** WRITTEN TASK **
Retype the run of lines that opens with the line containing "Output the Python" and closes with the line containing "import pandas as pd", exactly and inclusively, but skip the pictures.

Entries with chart source code
[start]

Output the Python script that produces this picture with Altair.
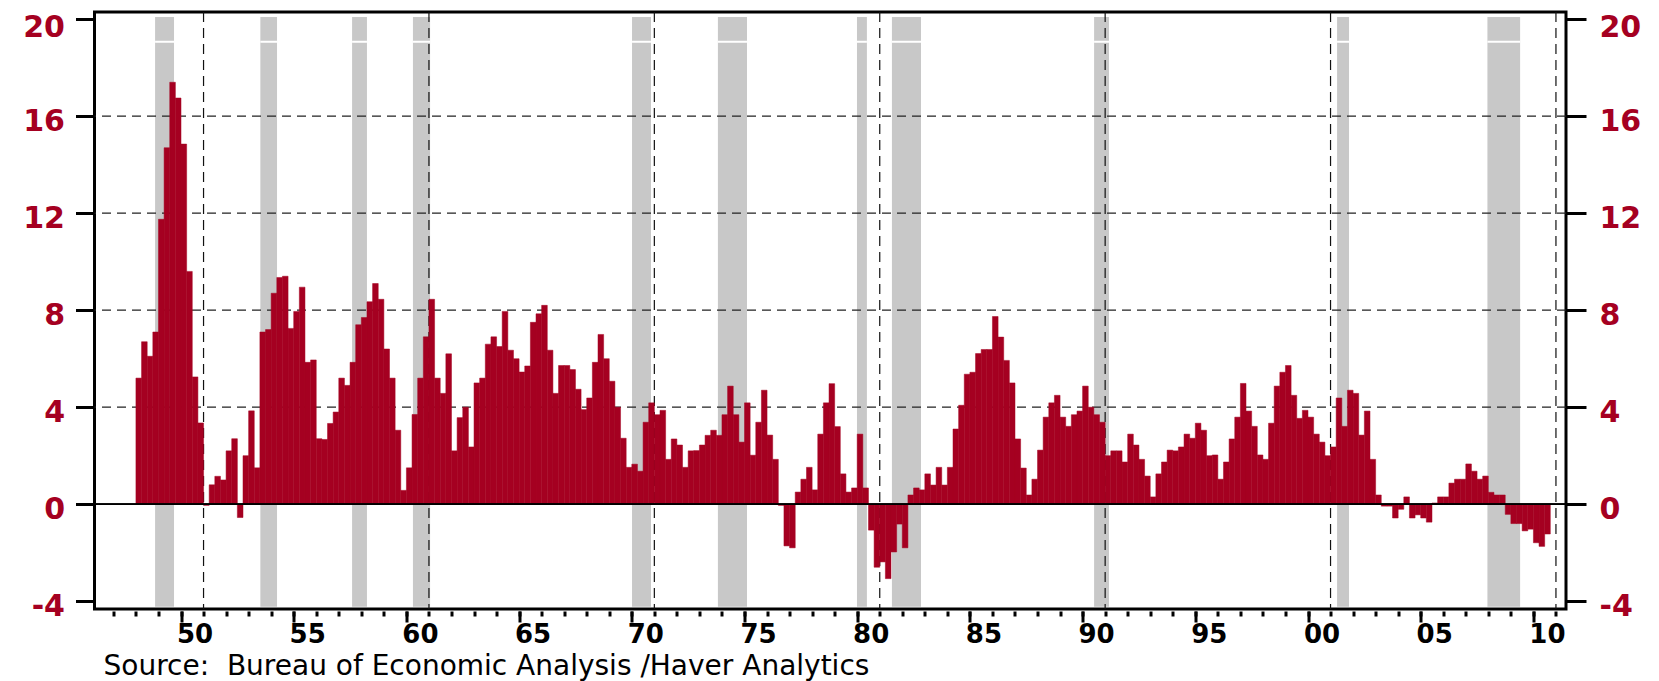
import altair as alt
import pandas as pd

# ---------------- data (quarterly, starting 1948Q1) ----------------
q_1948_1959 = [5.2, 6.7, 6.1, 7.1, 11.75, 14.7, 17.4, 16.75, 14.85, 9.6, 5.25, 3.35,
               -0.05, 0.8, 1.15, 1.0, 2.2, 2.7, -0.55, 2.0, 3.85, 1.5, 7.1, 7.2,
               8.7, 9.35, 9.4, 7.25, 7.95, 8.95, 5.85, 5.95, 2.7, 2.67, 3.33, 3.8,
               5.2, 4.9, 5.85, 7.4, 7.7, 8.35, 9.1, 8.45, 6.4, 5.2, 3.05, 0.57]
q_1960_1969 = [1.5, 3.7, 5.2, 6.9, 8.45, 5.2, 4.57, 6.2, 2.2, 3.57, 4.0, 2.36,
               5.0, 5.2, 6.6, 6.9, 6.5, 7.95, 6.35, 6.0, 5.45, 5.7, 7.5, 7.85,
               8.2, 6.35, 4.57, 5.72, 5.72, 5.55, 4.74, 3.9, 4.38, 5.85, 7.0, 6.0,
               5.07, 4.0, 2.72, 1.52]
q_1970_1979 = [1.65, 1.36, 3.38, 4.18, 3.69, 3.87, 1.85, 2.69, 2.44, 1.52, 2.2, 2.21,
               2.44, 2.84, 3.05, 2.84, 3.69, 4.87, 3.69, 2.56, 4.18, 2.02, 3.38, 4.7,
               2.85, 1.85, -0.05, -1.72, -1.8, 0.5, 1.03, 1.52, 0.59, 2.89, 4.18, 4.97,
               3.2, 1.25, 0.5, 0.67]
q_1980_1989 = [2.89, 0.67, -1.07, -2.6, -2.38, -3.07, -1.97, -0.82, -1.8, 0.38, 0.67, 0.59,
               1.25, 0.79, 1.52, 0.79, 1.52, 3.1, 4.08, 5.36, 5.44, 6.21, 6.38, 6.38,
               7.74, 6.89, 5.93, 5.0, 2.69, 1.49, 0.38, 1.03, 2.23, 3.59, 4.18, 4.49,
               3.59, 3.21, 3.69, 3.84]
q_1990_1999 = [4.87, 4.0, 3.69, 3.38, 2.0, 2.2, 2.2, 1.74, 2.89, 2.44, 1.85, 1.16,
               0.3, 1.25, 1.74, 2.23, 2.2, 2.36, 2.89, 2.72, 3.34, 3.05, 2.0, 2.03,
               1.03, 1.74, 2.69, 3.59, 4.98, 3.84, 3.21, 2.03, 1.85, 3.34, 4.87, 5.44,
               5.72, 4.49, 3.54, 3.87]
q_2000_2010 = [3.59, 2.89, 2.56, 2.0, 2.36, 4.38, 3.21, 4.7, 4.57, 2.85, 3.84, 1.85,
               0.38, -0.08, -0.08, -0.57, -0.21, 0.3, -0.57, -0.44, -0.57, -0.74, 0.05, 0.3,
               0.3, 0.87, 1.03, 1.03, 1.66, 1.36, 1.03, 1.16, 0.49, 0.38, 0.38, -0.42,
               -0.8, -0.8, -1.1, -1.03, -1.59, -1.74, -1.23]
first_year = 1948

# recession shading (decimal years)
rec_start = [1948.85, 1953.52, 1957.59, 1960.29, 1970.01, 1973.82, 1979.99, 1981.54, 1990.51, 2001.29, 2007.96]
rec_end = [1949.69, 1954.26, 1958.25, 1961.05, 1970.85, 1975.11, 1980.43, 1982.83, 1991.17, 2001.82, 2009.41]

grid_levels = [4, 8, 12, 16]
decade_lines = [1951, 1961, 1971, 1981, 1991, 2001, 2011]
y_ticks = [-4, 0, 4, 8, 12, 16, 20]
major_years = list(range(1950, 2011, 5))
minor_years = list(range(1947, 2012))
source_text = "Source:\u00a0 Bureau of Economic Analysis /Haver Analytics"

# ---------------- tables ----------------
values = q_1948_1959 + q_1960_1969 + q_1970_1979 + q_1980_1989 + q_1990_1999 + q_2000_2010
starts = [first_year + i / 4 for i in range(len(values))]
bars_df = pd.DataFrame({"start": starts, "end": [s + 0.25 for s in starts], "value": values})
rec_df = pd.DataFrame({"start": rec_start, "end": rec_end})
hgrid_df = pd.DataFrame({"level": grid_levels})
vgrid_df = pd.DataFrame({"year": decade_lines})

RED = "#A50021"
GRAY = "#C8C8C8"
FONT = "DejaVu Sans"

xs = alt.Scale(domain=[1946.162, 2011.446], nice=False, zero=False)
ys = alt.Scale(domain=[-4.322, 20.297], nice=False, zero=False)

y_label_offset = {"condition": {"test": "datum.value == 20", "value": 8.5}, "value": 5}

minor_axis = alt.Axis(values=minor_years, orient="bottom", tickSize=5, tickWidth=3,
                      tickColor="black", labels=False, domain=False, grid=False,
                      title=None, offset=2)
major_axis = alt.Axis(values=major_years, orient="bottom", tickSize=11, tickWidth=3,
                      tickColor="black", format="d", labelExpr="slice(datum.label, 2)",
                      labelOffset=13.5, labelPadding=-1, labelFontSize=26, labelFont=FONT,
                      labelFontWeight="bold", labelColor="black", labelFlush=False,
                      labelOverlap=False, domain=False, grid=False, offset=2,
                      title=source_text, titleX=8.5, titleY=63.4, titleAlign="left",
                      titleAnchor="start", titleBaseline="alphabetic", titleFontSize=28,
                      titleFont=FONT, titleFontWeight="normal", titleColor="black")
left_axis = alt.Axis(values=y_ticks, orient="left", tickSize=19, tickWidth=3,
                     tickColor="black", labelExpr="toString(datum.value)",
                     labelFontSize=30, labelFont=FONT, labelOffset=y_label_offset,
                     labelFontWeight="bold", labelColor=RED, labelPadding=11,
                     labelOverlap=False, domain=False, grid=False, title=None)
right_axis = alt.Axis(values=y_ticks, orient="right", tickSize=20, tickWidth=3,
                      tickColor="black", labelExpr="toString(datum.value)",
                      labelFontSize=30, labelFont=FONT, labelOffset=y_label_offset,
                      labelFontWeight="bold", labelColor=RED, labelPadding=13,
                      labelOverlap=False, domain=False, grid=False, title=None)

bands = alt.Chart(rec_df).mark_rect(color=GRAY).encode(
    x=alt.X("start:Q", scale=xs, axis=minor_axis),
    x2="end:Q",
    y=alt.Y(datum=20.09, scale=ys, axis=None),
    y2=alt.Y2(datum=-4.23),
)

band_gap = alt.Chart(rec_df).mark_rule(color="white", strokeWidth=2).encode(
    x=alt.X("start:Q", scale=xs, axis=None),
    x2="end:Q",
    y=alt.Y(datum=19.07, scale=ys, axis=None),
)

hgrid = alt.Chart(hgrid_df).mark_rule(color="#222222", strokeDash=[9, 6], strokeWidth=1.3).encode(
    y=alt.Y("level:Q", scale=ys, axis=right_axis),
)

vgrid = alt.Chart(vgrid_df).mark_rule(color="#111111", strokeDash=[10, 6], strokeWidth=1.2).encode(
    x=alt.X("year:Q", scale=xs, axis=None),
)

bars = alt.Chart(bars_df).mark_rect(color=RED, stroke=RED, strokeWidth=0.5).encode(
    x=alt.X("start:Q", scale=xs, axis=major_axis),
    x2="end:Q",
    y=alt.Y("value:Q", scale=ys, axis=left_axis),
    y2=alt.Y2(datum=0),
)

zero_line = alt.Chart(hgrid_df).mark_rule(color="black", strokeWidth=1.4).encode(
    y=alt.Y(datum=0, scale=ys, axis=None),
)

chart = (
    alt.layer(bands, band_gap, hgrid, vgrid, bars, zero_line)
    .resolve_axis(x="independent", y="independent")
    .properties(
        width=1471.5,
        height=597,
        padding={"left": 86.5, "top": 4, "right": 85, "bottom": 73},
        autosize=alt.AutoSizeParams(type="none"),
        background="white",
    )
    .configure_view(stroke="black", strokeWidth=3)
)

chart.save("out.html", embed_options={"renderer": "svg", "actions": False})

[end]
[start]

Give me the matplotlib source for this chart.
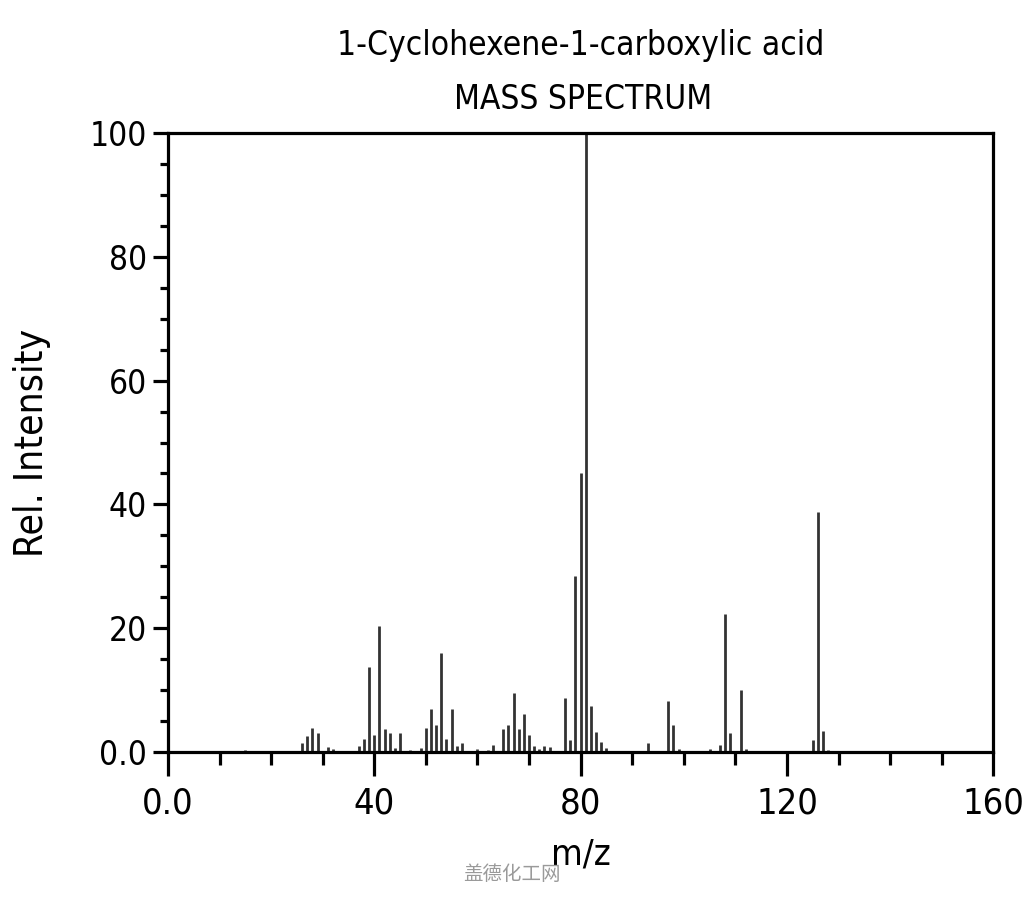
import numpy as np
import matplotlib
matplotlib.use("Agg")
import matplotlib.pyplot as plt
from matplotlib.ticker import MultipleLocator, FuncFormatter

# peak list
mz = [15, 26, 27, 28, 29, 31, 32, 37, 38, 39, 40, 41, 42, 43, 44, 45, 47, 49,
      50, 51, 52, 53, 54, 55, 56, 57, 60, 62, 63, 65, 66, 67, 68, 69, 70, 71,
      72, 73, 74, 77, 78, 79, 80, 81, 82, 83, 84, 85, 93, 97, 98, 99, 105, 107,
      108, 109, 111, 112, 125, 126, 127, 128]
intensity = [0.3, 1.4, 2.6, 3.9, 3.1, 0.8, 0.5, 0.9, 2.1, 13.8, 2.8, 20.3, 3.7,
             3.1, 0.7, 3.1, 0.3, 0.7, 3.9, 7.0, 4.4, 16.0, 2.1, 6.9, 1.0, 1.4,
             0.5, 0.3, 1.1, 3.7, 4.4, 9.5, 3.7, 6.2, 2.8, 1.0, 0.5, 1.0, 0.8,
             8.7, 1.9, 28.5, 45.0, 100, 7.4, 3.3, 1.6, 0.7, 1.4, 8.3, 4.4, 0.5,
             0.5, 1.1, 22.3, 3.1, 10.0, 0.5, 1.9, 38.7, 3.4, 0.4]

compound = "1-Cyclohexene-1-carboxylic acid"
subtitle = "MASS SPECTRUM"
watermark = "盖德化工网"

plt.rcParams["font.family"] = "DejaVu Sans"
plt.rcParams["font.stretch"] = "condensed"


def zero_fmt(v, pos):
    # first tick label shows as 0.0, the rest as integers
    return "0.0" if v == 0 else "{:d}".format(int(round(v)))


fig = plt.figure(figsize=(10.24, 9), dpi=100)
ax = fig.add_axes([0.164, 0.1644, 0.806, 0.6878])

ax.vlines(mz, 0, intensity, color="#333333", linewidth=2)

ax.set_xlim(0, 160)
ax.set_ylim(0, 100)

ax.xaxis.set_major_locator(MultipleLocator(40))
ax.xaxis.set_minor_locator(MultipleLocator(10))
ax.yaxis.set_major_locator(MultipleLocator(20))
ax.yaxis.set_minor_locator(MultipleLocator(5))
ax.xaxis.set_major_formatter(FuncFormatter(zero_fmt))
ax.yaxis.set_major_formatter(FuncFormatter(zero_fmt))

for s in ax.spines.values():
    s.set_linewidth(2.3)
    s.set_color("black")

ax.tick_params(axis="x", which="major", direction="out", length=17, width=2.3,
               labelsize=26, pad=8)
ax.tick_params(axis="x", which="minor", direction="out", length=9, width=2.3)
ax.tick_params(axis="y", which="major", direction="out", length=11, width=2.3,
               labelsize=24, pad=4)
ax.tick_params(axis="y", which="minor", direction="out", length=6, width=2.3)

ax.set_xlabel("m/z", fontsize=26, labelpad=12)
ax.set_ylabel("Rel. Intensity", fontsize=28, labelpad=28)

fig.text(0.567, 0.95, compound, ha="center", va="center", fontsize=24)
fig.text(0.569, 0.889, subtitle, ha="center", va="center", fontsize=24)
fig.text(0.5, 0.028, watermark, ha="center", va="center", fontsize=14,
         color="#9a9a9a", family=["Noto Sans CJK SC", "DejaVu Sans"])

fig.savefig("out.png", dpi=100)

[end]
[start]

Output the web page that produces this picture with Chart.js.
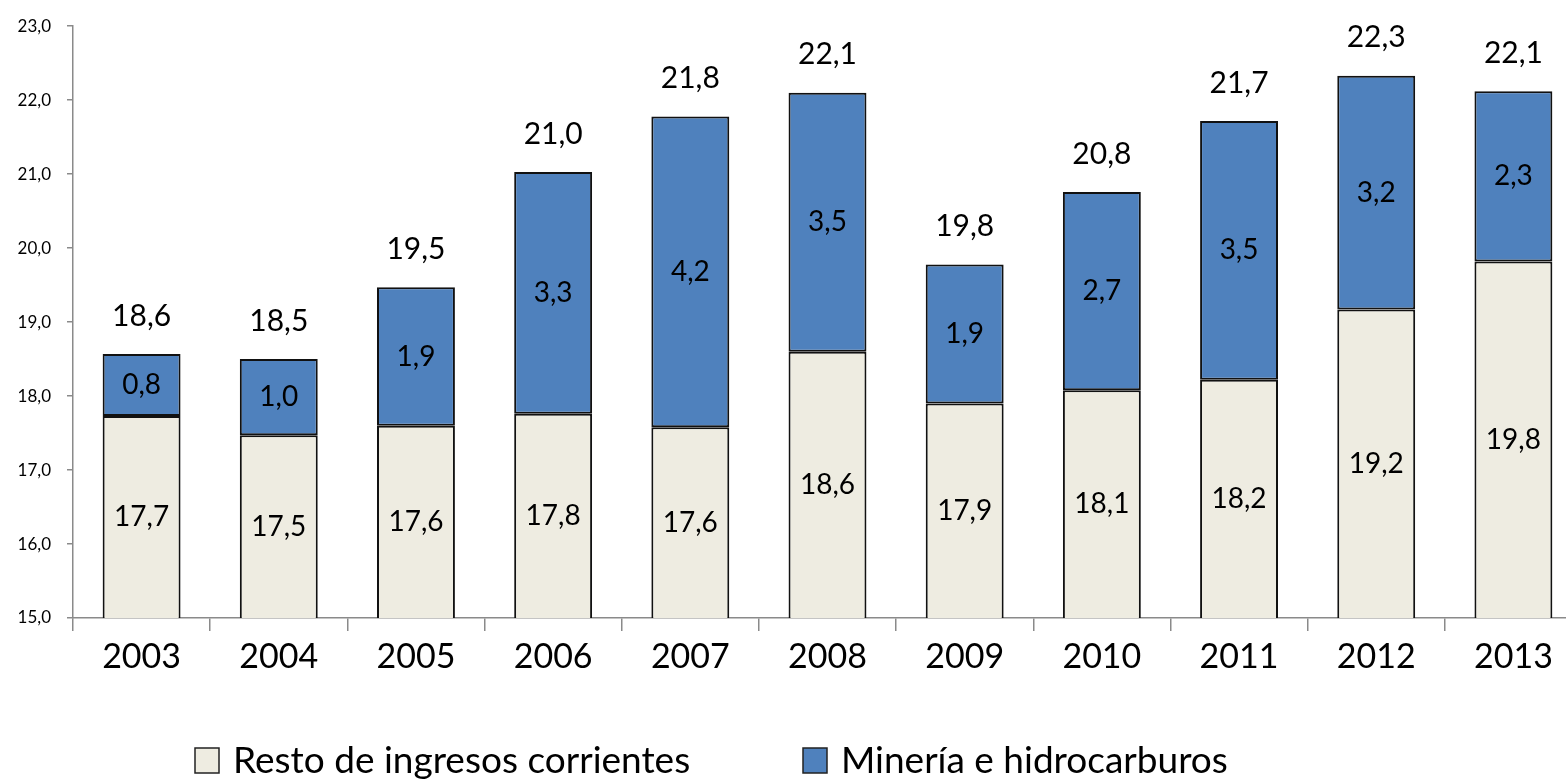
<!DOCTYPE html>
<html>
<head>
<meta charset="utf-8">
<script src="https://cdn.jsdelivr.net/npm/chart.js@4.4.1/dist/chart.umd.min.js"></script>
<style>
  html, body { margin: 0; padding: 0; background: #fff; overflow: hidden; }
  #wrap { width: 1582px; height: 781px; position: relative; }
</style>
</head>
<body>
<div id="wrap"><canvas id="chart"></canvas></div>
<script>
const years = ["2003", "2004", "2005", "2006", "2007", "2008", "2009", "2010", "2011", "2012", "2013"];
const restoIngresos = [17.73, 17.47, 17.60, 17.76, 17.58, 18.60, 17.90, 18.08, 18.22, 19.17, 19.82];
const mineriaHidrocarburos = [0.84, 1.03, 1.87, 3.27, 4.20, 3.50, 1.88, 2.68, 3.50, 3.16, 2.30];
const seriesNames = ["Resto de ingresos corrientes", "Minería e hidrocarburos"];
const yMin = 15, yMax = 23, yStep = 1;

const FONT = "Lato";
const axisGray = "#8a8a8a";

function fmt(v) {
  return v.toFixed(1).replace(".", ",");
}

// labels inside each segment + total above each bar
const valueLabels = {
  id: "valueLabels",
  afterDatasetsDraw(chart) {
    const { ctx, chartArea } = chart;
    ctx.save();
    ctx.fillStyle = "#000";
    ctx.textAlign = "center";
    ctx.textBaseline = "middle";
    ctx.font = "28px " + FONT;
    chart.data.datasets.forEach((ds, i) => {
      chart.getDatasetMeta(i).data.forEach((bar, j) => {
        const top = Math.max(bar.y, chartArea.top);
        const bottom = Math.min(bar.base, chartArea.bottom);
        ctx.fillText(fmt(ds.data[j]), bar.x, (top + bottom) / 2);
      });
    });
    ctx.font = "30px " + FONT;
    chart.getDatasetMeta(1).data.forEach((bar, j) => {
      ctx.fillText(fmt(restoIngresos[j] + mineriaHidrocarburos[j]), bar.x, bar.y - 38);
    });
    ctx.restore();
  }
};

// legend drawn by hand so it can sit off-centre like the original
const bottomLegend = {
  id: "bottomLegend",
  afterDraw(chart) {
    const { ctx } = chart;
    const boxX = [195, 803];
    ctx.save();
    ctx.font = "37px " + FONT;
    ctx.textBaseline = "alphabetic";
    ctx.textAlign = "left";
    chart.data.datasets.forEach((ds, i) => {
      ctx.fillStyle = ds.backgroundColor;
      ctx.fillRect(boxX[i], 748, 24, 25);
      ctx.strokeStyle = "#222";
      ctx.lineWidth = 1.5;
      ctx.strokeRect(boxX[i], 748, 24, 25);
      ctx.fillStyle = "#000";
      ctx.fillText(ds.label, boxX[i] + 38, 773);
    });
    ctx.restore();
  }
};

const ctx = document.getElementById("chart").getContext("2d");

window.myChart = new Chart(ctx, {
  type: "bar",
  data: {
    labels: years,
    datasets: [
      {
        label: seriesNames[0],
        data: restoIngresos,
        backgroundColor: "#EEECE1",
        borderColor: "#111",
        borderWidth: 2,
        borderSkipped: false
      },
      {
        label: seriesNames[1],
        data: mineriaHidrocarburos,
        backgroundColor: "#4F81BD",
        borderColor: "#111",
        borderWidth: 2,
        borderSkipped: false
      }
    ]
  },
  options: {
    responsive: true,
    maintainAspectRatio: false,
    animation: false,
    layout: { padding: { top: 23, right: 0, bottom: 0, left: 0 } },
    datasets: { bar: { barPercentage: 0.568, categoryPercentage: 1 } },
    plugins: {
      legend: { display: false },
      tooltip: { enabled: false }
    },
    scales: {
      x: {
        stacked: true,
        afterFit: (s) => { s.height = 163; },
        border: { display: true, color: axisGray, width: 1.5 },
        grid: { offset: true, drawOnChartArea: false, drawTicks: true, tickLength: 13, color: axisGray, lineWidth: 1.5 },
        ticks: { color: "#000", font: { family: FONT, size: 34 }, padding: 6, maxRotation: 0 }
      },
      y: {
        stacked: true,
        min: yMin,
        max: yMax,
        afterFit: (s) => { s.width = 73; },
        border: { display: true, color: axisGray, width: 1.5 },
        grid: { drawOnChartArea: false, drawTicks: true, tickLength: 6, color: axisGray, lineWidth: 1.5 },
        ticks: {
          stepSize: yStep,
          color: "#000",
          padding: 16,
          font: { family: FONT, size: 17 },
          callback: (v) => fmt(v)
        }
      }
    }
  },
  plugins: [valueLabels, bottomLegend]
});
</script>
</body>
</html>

[end]

** EXPECTED ANSWER **
Output the Python script that produces this picture with Altair.
import altair as alt
import pandas as pd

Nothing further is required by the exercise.